What should I say in my wedding vows?

I was aiming for a mix of humor, romance, and a touch of seriousness here, so I’d love to hear your thoughts. Is it too long or just right? Thanks for your feedback! For those who don’t know, my fiancé Scott and I have quite the story about how we met. Honestly, I never thought I’d find my match while working at Amazon. If you asked Scott, he might say I was too busy to even notice him at first, and he wouldn’t be wrong! But eventually, I decided to give him a chance, and we went on our first date. Standing on that rock with him made me feel like I was on top of the world, staring right at my future. I know it sounds cheesy, but everything just felt perfect in that moment. We have a whole life ahead filled with ups and downs, but I promise to make you laugh every single day—whether it's by creating my own words or throwing in some SpongeBob references. I vow to be your dance partner for life, so even when we're old and grey, we can still have our silly dance parties. I’m committed to working on being the best version of myself and encouraging you to do the same. I promise to only get mad at you when you truly deserve it—like when I'm hungry, for instance!

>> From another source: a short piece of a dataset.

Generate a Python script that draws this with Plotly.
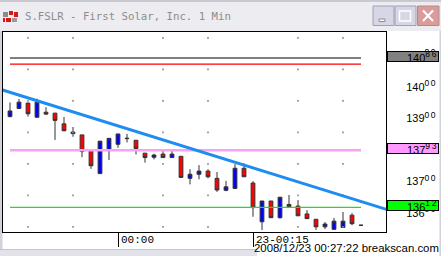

Most importantly, I promise to love you every day for who you are, who you’ve been, and who you’re going to become. When my time comes, I won’t dwell on death; I’ll think about life and how lucky I was to share mine with you. I’m not sure what happens to our souls after this life, or if we’ll be in limbo waiting for the gates of heaven, but I vow to find your soul in every lifetime. I believe we belong together, even beyond this existence.